All number crunching done using MS calculator and my data entry skills, so someone with a real function calculator or programming tools will probably be by to show where I screwed up some math, but I think I have the basic tools down.

Yes, exactly. I should have been clearer: I’m looking for the chance that any cards that have been drawn have a match somewhere within. I’m not looking for a matching drawn pair, just a pair somewhere in the “face up and on the table” cards.

For what it’s worth, your calculated chances look similar to what I’ve seen in practice.

What I’m hoping is that there’s a formula I could plug into a scientific calculator (or excel spreadsheet) that could tell me what some % chance point is (in terms of draw count) based on the number of cards in the deck, but I’m guessing that may not be likely.

Wait, no, it’s easier than that. It’s the chance that Card A and Card B don’t match each other (51/52) and that Card A doesn’t match any previous Card Bs, and Card B doesn’t match any previous Card As. So [(51/52) * (52-(n-1)/52)^2] for the series of n.
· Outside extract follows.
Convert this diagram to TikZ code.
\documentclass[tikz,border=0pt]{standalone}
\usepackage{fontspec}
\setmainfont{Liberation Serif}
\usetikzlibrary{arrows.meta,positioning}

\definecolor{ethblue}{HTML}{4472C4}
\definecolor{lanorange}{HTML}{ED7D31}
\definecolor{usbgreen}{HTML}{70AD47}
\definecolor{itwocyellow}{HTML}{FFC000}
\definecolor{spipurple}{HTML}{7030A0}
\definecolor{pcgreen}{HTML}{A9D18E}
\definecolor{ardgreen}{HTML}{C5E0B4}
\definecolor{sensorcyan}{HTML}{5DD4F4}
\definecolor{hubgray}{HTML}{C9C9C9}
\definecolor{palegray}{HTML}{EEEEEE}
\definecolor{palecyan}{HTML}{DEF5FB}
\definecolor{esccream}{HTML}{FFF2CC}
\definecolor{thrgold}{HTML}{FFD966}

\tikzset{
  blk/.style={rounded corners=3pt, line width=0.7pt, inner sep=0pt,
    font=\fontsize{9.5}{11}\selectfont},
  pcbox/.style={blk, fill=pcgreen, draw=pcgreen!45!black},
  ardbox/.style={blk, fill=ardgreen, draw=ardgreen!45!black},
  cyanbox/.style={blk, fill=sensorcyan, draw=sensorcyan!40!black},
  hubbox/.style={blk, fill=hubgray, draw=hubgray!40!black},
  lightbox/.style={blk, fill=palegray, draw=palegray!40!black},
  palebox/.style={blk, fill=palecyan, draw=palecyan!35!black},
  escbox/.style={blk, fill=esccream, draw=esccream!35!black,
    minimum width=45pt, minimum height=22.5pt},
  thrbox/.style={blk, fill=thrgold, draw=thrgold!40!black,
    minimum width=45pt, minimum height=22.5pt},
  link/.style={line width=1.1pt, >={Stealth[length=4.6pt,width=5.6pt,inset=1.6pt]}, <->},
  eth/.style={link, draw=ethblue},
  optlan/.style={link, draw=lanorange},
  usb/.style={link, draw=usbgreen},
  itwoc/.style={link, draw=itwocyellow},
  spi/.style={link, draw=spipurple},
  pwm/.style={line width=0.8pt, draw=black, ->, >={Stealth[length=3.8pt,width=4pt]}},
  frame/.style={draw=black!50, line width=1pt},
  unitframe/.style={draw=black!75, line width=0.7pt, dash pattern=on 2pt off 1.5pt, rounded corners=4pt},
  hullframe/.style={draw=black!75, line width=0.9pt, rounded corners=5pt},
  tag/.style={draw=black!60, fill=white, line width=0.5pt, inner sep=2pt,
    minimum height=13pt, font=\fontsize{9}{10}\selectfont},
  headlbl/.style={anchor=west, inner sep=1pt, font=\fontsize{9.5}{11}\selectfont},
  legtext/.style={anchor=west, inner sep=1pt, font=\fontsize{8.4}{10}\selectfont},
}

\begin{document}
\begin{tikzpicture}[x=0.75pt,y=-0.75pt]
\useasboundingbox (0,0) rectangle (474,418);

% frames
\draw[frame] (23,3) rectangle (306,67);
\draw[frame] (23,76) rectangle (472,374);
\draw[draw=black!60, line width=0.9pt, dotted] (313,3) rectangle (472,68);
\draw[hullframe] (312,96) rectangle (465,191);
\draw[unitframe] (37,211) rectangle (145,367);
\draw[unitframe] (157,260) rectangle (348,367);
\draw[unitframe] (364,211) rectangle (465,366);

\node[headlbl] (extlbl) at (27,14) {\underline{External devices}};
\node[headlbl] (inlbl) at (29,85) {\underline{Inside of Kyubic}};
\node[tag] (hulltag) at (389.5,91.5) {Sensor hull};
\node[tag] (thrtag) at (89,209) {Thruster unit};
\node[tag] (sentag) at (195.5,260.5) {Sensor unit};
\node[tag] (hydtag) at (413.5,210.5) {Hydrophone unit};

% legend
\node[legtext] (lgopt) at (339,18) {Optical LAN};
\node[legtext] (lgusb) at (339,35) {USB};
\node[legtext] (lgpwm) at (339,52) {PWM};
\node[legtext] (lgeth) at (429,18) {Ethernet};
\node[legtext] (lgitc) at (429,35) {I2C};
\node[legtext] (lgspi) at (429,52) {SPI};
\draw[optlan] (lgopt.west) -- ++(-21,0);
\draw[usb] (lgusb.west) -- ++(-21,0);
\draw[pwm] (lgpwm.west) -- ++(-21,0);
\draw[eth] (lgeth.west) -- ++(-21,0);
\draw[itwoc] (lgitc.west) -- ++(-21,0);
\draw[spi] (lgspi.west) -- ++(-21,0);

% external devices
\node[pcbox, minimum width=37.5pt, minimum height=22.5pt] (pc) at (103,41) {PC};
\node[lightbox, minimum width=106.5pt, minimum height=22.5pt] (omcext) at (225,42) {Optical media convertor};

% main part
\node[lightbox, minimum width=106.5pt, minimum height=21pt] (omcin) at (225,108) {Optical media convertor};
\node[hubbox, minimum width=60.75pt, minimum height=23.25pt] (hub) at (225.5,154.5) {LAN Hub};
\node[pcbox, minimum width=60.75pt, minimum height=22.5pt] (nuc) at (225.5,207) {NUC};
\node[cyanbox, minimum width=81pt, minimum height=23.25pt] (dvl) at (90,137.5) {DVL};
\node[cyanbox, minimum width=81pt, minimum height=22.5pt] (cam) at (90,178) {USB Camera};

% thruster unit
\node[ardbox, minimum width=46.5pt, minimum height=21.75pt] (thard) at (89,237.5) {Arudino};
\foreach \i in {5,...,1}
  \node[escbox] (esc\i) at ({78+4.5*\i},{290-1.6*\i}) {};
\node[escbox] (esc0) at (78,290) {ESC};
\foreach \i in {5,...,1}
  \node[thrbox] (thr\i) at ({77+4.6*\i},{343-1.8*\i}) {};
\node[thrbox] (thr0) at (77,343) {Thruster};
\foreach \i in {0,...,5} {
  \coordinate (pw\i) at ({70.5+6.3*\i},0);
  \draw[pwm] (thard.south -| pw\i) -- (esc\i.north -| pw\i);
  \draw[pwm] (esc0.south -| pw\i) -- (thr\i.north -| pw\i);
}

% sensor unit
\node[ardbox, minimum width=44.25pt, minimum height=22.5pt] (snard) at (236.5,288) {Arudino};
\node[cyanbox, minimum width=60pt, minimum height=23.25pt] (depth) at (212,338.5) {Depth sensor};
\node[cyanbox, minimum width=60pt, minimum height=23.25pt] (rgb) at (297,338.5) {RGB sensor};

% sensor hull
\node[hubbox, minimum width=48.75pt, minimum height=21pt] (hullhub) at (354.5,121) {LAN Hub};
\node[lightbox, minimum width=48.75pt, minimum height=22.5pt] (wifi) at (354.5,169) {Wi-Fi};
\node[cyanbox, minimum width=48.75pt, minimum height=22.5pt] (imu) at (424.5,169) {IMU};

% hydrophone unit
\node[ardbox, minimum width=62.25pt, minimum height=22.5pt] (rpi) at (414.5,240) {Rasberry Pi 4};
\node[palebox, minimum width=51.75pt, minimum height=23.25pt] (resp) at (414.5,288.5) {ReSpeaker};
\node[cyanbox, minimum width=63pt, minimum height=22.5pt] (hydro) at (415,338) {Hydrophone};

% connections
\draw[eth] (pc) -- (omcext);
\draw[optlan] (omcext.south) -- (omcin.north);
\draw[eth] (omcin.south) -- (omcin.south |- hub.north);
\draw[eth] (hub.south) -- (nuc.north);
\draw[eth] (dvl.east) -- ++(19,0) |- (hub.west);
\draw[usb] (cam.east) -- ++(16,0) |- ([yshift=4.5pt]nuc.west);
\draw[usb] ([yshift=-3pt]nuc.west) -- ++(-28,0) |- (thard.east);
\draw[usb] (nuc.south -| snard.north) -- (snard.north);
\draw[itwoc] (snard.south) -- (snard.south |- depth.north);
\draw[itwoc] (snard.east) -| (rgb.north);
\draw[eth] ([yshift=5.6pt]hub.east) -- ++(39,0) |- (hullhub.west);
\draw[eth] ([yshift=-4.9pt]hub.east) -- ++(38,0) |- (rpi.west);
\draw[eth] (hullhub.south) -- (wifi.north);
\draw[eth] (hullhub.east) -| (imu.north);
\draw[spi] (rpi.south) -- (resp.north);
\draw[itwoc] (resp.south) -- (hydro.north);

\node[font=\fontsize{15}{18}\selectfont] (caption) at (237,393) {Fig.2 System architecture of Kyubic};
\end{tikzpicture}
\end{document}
Using Excel this time (my fingers are worn out, and this is an easier sequence for me to program in):

After the 7th flip, you have a 52.01% chance of any of the 7 cards from Deck A matching any one of the 7 cards from Deck B.
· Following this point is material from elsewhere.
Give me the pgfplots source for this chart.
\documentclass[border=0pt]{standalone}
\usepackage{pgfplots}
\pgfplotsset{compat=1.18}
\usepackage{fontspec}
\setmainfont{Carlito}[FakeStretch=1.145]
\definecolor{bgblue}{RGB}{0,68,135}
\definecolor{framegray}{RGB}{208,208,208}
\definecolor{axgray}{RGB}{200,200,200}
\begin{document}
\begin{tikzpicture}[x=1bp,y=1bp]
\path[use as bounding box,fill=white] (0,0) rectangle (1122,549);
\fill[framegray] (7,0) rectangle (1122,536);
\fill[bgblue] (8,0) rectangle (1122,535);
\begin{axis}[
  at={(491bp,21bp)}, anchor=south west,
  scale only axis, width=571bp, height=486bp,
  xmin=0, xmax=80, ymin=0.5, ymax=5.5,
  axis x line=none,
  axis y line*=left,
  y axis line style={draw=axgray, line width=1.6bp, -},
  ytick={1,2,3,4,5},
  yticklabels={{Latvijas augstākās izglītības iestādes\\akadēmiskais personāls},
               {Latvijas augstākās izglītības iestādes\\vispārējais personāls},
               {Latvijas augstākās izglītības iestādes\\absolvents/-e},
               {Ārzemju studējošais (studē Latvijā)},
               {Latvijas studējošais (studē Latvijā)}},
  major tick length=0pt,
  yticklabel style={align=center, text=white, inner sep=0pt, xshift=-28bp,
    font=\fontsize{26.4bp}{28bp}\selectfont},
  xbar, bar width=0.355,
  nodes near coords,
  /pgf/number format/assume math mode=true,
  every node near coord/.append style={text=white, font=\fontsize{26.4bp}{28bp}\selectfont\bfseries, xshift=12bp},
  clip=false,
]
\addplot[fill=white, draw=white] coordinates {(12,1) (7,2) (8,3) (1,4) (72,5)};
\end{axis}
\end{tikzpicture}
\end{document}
After the 10th flip, you have a 81.00% chance.

After the 13th flip, you have a 95.03% chance.

Well slick. Thanks!

Actually, not that hard in Excel - it’s what I did.

Set up Column A the numbers 1 through 20, one per row.

In B1, have the formula “=((n-1)/(n))*((n - (A1 - 1))/n)^2)” where “n” is the size of your pool (52 for cards, in my example). Copy that down the B column.

In C1, put in the formula “=B1”.

In C2, put in the formula “=B2*B1”.

In C3, put in the formula “=C2*B3” and copy that down the C column.

In D, put in the formula “=1 - C1” and copy that down the D column. Format D as percentages.

Voila! D1 is now the chance that you’ll get a match after 1 grab; D5 is the chance after 5 grabs, etc.